We followed the Italian with interest this winter while he was on the other side of the channel, climbing some of the most feared and famous routes on England's gritstone. With interest and intense participation, since after his apprenticeship last year (so to speak), Michele Caminati's bounty at the start of 2012 was even more important, on even harder routes where the margin for error - and the ensuing risk of seriously injuring yourself - is reduced to almost zero.

This winter Caminati pushed himself further still, at times even exceeding himself, to levels which few local climbers even have reached, repeating routes we know all too well. They are End of the Affair (that exposed arête climbed by Johnny Dawes) and The New Statesman (another hair-raising arête, practically unprotectable, climbed by John Dunne). To which are added Braille Traille (a ephemeral series of micro hold, a message written by nature which only the best may decipher), Kaluza Klein (yes, another maestro Johnny Dawes creation) and the flash ascent of Ron Fawcett's most famous climb, Master's Edge. The most famous arête in England. The route reserved for the Masters. Call it what you will, the fact of the matter is that Caminati climbed it first go and without great difficulties.

Talking of first go. Caminati ascended these final three routes ground-up. No checking out the moves on top rope beforehand, no "headpointing" as was all the rage a few years back.
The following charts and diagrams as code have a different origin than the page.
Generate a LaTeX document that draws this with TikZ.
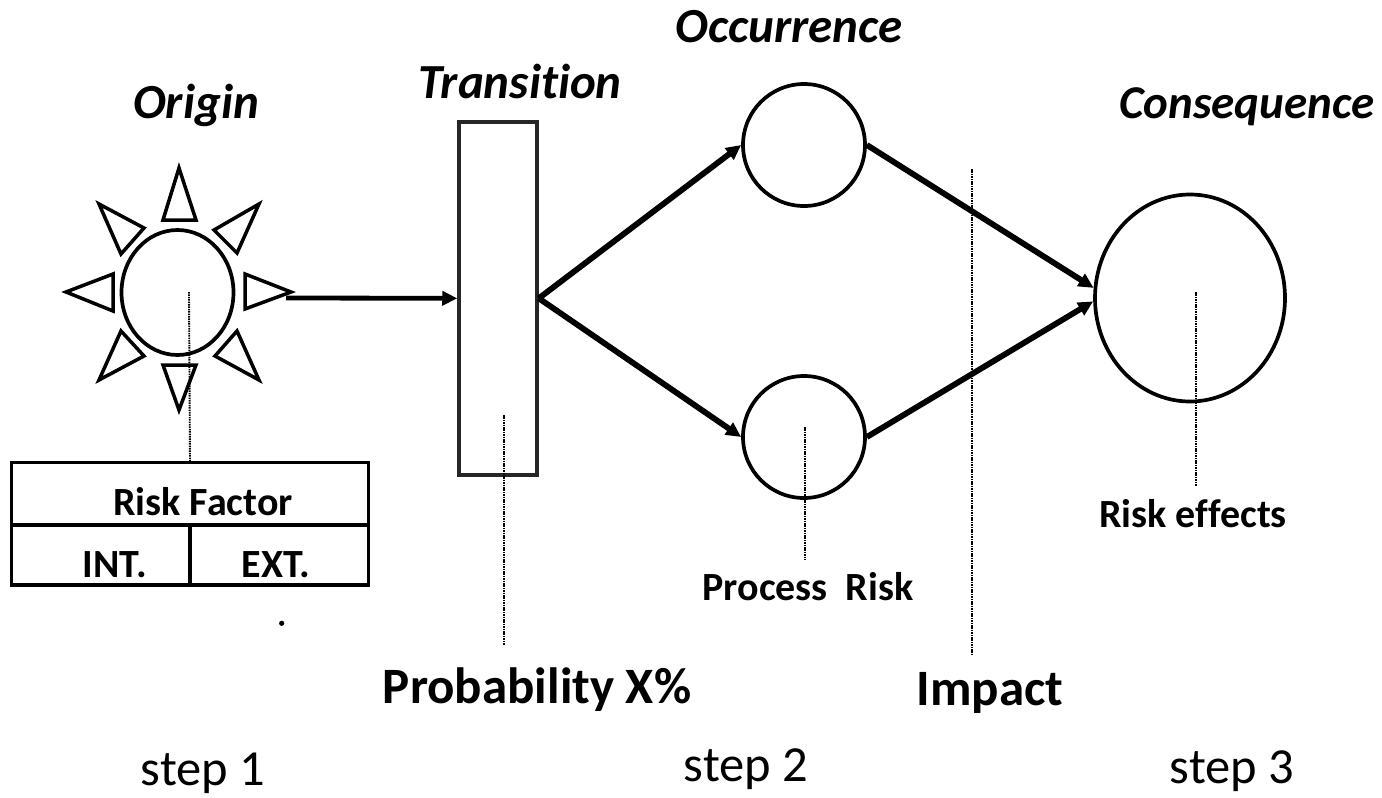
\documentclass[tikz,border=0pt]{standalone}
\usepackage{fontspec}
\setmainfont{Carlito}[Ligatures=NoCommon]
\usetikzlibrary{arrows.meta,shapes.geometric}
\tikzset{
  shapeline/.style={draw=black,line width=3.7pt},
  ray/.style={draw=black,line width=3.5pt,line join=miter},
  flow/.style={draw=black,line width=5.8pt,-{Triangle[length=15pt,width=14pt]}},
  guide/.style={draw=black,line width=1.9pt,dash pattern=on 1.5pt off 0.9pt},
  head/.style={font=\fontsize{49}{60}\selectfont\bfseries\itshape,anchor=base},
  biglab/.style={font=\fontsize{51}{60}\selectfont\bfseries,anchor=base},
  lab/.style={font=\fontsize{40}{48}\selectfont\bfseries,anchor=base},
  steplab/.style={font=\fontsize{50.5}{60}\selectfont,anchor=base},
  cell/.style={draw=black,line width=3.5pt,inner sep=0pt,outer sep=0pt},
}
\begin{document}
\begin{tikzpicture}[x=1pt,y=-1pt]
\useasboundingbox (0,0) rectangle (1382,798);
% sun
\node[shapeline,ellipse,minimum width=112pt,minimum height=125pt,inner sep=0pt] (sun) at (177.5,292.5) {};
\path[ray] (179,168) -- (196,220) -- (163,220) -- cycle;
\path[ray] (179,410) -- (196,365) -- (163,365) -- cycle;
\path[ray] (66,292) -- (113,274) -- (113,311) -- cycle;
\path[ray] (291,292) -- (245,274) -- (245,309) -- cycle;
\path[ray] (99,204) -- (144,228) -- (121,254) -- cycle;
\path[ray] (259,204) -- (214,230) -- (237,253) -- cycle;
\path[ray] (99,380) -- (144,356) -- (121,331) -- cycle;
\path[ray] (259,380) -- (215,356) -- (237,331) -- cycle;
\coordinate (sunout) at (286,298);
\coordinate (sundot) at (189,292);
% table
\node[cell,minimum width=356.6pt,minimum height=62.3pt] (rf) at (190,493.8) {};
\node[cell,minimum width=178.3pt,minimum height=60pt,anchor=north west] (int) at (rf.south west) {};
\node[cell,minimum width=178.3pt,minimum height=60pt,anchor=north east] (ext) at (rf.south east) {};
\node[lab] at (203,515) {Risk Factor};
\node[lab] at (115,577) {INT.};
\node[lab] at (276,577) {EXT.};
\fill (281.7,623.3) circle (2.6pt);
\draw[guide] (sundot) -- (rf.north);
% transition box
\node[draw=black!85,line width=3.5pt,minimum width=78pt,minimum height=353pt,inner sep=0pt] (trans) at (498,298.3) {};
\coordinate (transdot) at (504,415);
\coordinate (transend) at (504,645);
\draw[guide] (transdot) -- (transend);
% occurrence circles
\node[shapeline,circle,minimum size=122pt,inner sep=0pt] (occA) at (804,145) {};
\node[shapeline,circle,minimum size=122pt,inner sep=0pt] (occB) at (804,437) {};
\coordinate (occBdot) at (805,427);
\coordinate (occBend) at (805,560);
\draw[guide] (occBdot) -- (occBend);
% consequence
\node[shapeline,ellipse,minimum width=190pt,minimum height=207pt,inner sep=0pt] (cons) at (1190,298) {};
\coordinate (consdot) at (1195.7,292);
\coordinate (consend) at (1195.7,486);
\draw[guide] (consdot) -- (consend);
% impact line
\coordinate (imptop) at (972,169);
\coordinate (impbot) at (972,655);
\draw[guide] (imptop) -- (impbot);
% arrows
\draw[flow,line width=4.8pt] (sunout) -- (trans.west);
\draw[flow] (trans.east) -- (occA.west);
\draw[flow] (trans.east) -- (occB.west);
\draw[flow] (occA.east) -- (cons.174);
\draw[flow] (occB.east) -- (cons.182);
% labels
\node[head] at (196,118) {Origin};
\node[head] at (520,98) {Transition};
\node[head] at (789,42) {Occurrence};
\node[head,font=\fontsize{47}{56}\selectfont\bfseries\itshape] at (1247,118) {Consequence};
\node[lab] at (808,600) {Process\ \ Risk};
\node[lab] at (1193,527) {Risk effects};
\node[biglab] at (537,703) {Probability X\%};
\node[biglab] at (990,705) {Impact};
\node[steplab] at (203,785) {step 1};
\node[steplab] at (746,781) {step 2};
\node[steplab] at (1232,783) {step 3};
\end{tikzpicture}
\end{document}
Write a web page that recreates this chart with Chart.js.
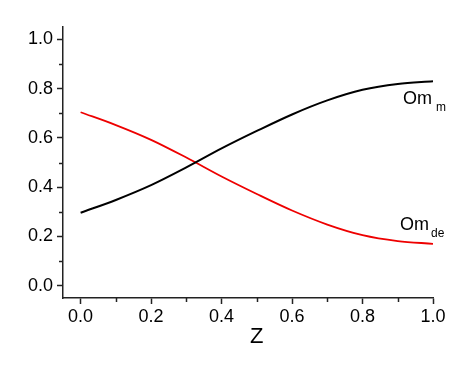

Yes, it's true, some of these routes were established more than 20 years ago, but we guarantee that they have lost none of their attraction nor psychological difficulties despite the enormous leaps forward that sport climbing has made.

"Ground-up means a great deal in terms of adrenaline and also risk" Caminati told Planetmountain, adding "It's certainly a slower, more difficult way of getting to grips with a climb, you've always got to deal with the unknown, but in the end it's certainly more gratifying." This is the key to Caminati's search which - we're convinced - will continue as soon as the gritstone conditions are "just right" once again.